Fakta sejarah tersebut memang rawan dibicarakan ketika rezim yang berkuasa bersandar pada kekuatan militer yang mengangkat Soedirman sebagai panglima besarnya. Tak ayal lagi, ketika buku yang menganalisis Peristiwa 3 Juli 1946 terbit, pemerintah Orde Baru langsung membelenggu peredarannya lewat daftar cekal Kejaksaan Agung (Kejagung). "Tingkah Laku Politik Panglima Besar Soedirman", buku yang mengangkat Peristiwa 3 Juli 1946 sebagai fokus bahasan, memaparkan pergolakan internal para elite politik Indonesia pada awal kemerdekaan dengan titik berat telaah pada pandangan dan sikap politik yang diambil Soedirman selaku panglima besar dalam menanggapi berbagai situasi politik yang berkembang saat itu.
Panglima Besar Soedirman" merupakan kumpulan beberapa tulisan, di antaranya tulisan dua pelaku sejarah bangsa ini yaitu Abdul Haris Nasution dari kalangan militer dan Roeslan Abdulgani yang mewakili unsur sipil yang turut berjuang dalam perang kemerdekaan.
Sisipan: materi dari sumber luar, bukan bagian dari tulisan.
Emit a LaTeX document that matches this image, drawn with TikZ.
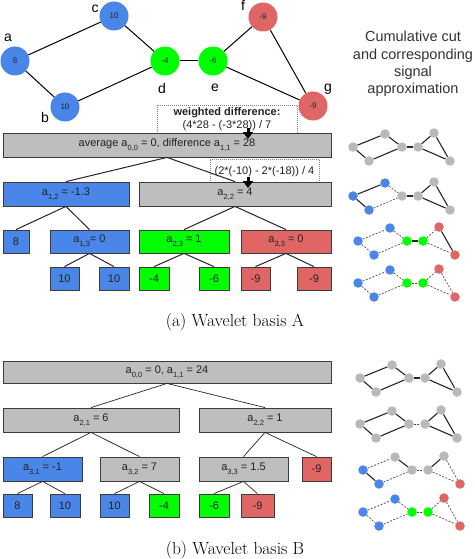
\documentclass[tikz,border=0pt]{standalone}
\usepackage{fontspec}
\newfontfamily\arial{Liberation Sans}
\usetikzlibrary{arrows.meta}
\definecolor{wblue}{RGB}{74,134,232}
\definecolor{wgreen}{RGB}{0,255,0}
\definecolor{wred}{RGB}{224,102,102}
\definecolor{wgray}{RGB}{190,190,190}
\definecolor{ngray}{RGB}{185,185,185}
\definecolor{bord}{RGB}{60,60,60}
\definecolor{txt}{RGB}{35,35,35}
\newcommand\sbs[1]{\raisebox{-0.38em}{\fontsize{7.5}{8}\selectfont #1}}
\newcommand\wbox[7]{\node[#2, minimum width={#4-#3}, minimum height={#6-#5}] (#1) at ({(#3+#4)/2},{(#5+#6)/2}) {#7};}
\newcommand\minig[9]{%
 \begin{scope}[shift={(#2,#3)}]
 \node[mn,fill=#4] (#1a) at (0,0) {};
 \node[mn,fill=#5] (#1b) at (16,14) {};
 \node[mn,fill=#6] (#1c) at (32,-13) {};
 \node[mn,fill=#7] (#1d) at (49,0) {};
 \node[mn,fill=#7] (#1e) at (65,0) {};
 \node[mn,fill=#8] (#1f) at (81,-14) {};
 \node[mn,fill=#9] (#1g) at (97,14) {};
 \end{scope}}
\newcommand\minie[9]{%
 \draw[#2] (#1a) -- (#1c); \draw[#3] (#1a) -- (#1b);
 \draw[#4] (#1c) -- (#1d); \draw[#5] (#1b) -- (#1d);
 \draw[#6] (#1d) -- (#1e); \draw[#7] (#1e) -- (#1f);
 \draw[#8] (#1e) -- (#1g); \draw[#9] (#1f) -- (#1g);}
\begin{document}
\begin{tikzpicture}[x=1pt,y=-1pt,
  bx/.style={draw=bord, line width=0.8pt, inner sep=0pt, font=\arial\fontsize{11}{13}\selectfont, text=txt},
  gbx/.style={bx, fill=wgray}, bbx/.style={bx, fill=wblue},
  grx/.style={bx, fill=wgreen}, rbx/.style={bx, fill=wred},
  dbox/.style={draw=gray, line width=0.8pt, dash pattern=on 1pt off 1pt, inner sep=0pt, align=center,
     font=\arial\fontsize{11}{12.5}\selectfont, text=txt},
  tl/.style={draw=black!85, line width=1pt},
  tlb/.style={draw=black!85, line width=0.7pt},
  gc/.style={circle, minimum size=29pt, inner sep=0pt, font=\arial\fontsize{8}{9}\selectfont, text=txt},
  glab/.style={font=\arial\fontsize{14}{16}\selectfont, inner sep=0pt},
  ge/.style={line width=1pt, black},
  mn/.style={circle, minimum size=9.5pt, inner sep=0pt},
  solidE/.style={line width=1.1pt, black!85},
  dashE/.style={line width=0.7pt, black!70, dash pattern=on 2pt off 1.5pt},
  fat/.style={-{Triangle[length=7pt,width=10pt]}, line width=3pt, black},
  capt/.style={font=\fontsize{17.5}{20}\selectfont, inner sep=0pt}]
\useasboundingbox (0,0) rectangle (474,559);
\fill[white] (0,0) rectangle (474,559);

% ---------- top graph ----------
\node[gc, fill=wblue]  (a) at (15,61) {8};
\node[gc, fill=wblue]  (b) at (65,107) {10};
\node[gc, fill=wblue]  (c) at (114,16) {10};
\node[gc, fill=wgreen] (d) at (165,61) {-4};
\node[gc, fill=wgreen] (e) at (213,61) {-6};
\node[gc, fill=wred]   (f) at (263,17) {-9};
\node[gc, fill=wred]   (g) at (313,106) {-9};
\draw[ge] (a) -- (c); \draw[ge] (a) -- (b); \draw[ge] (c) -- (d); \draw[ge] (b) -- (d);
\draw[ge] (d) -- (e); \draw[ge] (e) -- (f); \draw[ge] (e) -- (g); \draw[ge] (f) -- (g);
\node[glab] (la) at (8,38) {a};
\node[glab] (lb) at (45,117) {b};
\node[glab] (lc) at (95,9) {c};
\node[glab] (ld) at (162,88) {d};
\node[glab] (le) at (215,88) {e};
\node[glab] (lf) at (243,5) {f};
\node[glab] (lg) at (328,89) {g};

\node[font=\arial\fontsize{14.5}{17.3}\selectfont, align=center, text=black!80] (cum) at (413,64)
  {Cumulative cut\\and corresponding\\signal\\approximation};

% ---------- Wavelet basis A ----------
\wbox{wd}{dbox}{157}{297}{105}{133}{\textbf{weighted difference:}\\(4*28 - (-3*28)) / 7}
\wbox{wd2}{dbox}{210}{319}{159}{184}{(2*(-10) - 2*(-18)) / 4}
\wbox{rA}{gbx}{3}{331}{133}{157}{average a\sbs{0,0} = 0, difference a\sbs{1,1} = 28}
\wbox{a12}{bbx}{3}{129}{182}{206}{a\sbs{1,2} = -1.3}
\wbox{a22}{gbx}{139}{331}{182}{206}{a\sbs{2,2} = 4}
\wbox{v8}{bbx}{3}{29}{230}{253}{8}
\wbox{a13}{bbx}{50}{129}{230}{253}{a\sbs{1,3}= 0}
\wbox{a23}{grx}{139}{229}{230}{253}{a\sbs{2,3} = 1}
\wbox{a33}{rbx}{241}{331}{230}{253}{a\sbs{3,3} = 0}
\wbox{v10a}{bbx}{50}{79}{267}{290}{10}
\wbox{v10b}{bbx}{99}{129}{267}{290}{10}
\wbox{vm4}{grx}{139}{169}{267}{290}{-4}
\wbox{vm6}{grx}{199}{229}{267}{290}{-6}
\wbox{vm9a}{rbx}{241}{270}{267}{290}{-9}
\wbox{vm9b}{rbx}{297}{331}{267}{290}{-9}
\draw[tl] (rA.south) -- (a12.north);
\draw[tl] (rA.south) -- (a22.north);
\draw[tl] (a12.south) -- (v8.north);
\draw[tl] (a12.south) -- (a13.north);
\draw[tl] (a22.south) -- (a23.north);
\draw[tl] (a22.south) -- (a33.north);
\draw[tl] (a13.south) -- (v10a.north);
\draw[tl] (a13.south) -- (v10b.north);
\draw[tl] (a23.south) -- (vm4.north);
\draw[tl] (a23.south) -- (vm6.north);
\draw[tl] (a33.south) -- (vm9a.north);
\draw[tl] (a33.south) -- (vm9b.north);
\coordinate (s1) at (248,128);
\coordinate (t1) at (248,139);
\coordinate (s2) at (248,177);
\coordinate (t2) at (248,188);
\draw[fat] (s1) -- (t1);
\draw[fat] (s2) -- (t2);
\node[capt] (capA) at (235,322) {(a) Wavelet basis A};

% ---------- Wavelet basis B ----------
\wbox{rB}{gbx}{3}{331}{361}{383}{a\sbs{0,0} = 0, a\sbs{1,1} = 24}
\wbox{b21}{gbx}{3}{179}{408}{432}{a\sbs{2,1} = 6}
\wbox{b22}{gbx}{199}{331}{408}{432}{a\sbs{2,2} = 1}
\wbox{b31}{bbx}{3}{82}{457}{481}{a\sbs{3,1} = -1}
\wbox{b32}{gbx}{100}{179}{457}{481}{a\sbs{3,2} = 7}
\wbox{b33}{gbx}{199}{288}{457}{481}{a\sbs{3,3} = 1.5}
\wbox{bm9}{rbx}{302}{331}{457}{481}{-9}
\wbox{w8}{bbx}{3}{32}{494}{517}{8}
\wbox{w10a}{bbx}{50}{80}{494}{517}{10}
\wbox{w10b}{bbx}{100}{129}{494}{517}{10}
\wbox{wm4}{grx}{149}{179}{494}{517}{-4}
\wbox{wm6}{grx}{199}{229}{494}{517}{-6}
\wbox{wm9}{rbx}{241}{274}{494}{517}{-9}
\draw[tlb] (rB.south) -- (b21.north);
\draw[tlb] (rB.south) -- (b22.north);
\draw[tlb] (b21.south) -- (b31.north);
\draw[tlb] (b21.south) -- (b32.north);
\draw[tlb] (b22.south) -- (b33.north);
\draw[tlb] (b22.south) -- (bm9.north);
\draw[tlb] (b31.south) -- (w8.north);
\draw[tlb] (b31.south) -- (w10a.north);
\draw[tlb] (b32.south) -- (w10b.north);
\draw[tlb] (b32.south) -- (wm4.north);
\draw[tlb] (b33.south) -- (wm6.north);
\draw[tlb] (b33.south) -- (wm9.north);
\node[capt] (capB) at (235,550) {(b) Wavelet basis B};

% ---------- mini graphs ----------
\minig{A1-}{353}{147}{ngray}{ngray}{ngray}{ngray}{ngray}{ngray}
\minie{A1-}{solidE}{solidE}{solidE}{solidE}{solidE}{solidE}{solidE}{solidE}
\minig{A2-}{353}{196}{wblue}{wblue}{wblue}{ngray}{ngray}{ngray}
\minie{A2-}{solidE}{solidE}{dashE}{dashE}{solidE}{solidE}{solidE}{solidE}
\minig{A3-}{358}{241}{wblue}{wblue}{wblue}{wgreen}{wred}{wred}
\minie{A3-}{dashE}{dashE}{dashE}{dashE}{solidE}{dashE}{dashE}{solidE}
\minig{A4-}{358}{283}{wblue}{wblue}{wblue}{wgreen}{wred}{wred}
\minie{A4-}{dashE}{dashE}{dashE}{dashE}{dashE}{dashE}{dashE}{dashE}
\minig{B1-}{360}{378}{ngray}{ngray}{ngray}{ngray}{ngray}{ngray}
\minie{B1-}{solidE}{solidE}{solidE}{solidE}{solidE}{solidE}{solidE}{solidE}
\minig{B2-}{360}{424}{ngray}{ngray}{ngray}{ngray}{ngray}{ngray}
\minie{B2-}{solidE}{solidE}{solidE}{solidE}{dashE}{solidE}{solidE}{solidE}
\minig{B3-}{363}{470}{wblue}{wblue}{ngray}{ngray}{ngray}{wred}
\minie{B3-}{dashE}{solidE}{solidE}{dashE}{dashE}{solidE}{dashE}{dashE}
\minig{B4-}{363}{512}{wblue}{wblue}{wblue}{wgreen}{wred}{wred}
\minie{B4-}{dashE}{dashE}{dashE}{dashE}{dashE}{dashE}{dashE}{dashE}
\end{tikzpicture}
\end{document}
Selain itu, termaktub pula analisis terhadap Peristiwa 3 Juli 1946 dari SI Poeradisastra, sejarawan dan Guru Besar UI, dan rangkuman dari Sides Sudyarto DS, pemenang sayembara puisi Prasasti Ancol tahun 1977 dan mantan wartawan yang pernah bergabung di Kompas tahun 1974-1981.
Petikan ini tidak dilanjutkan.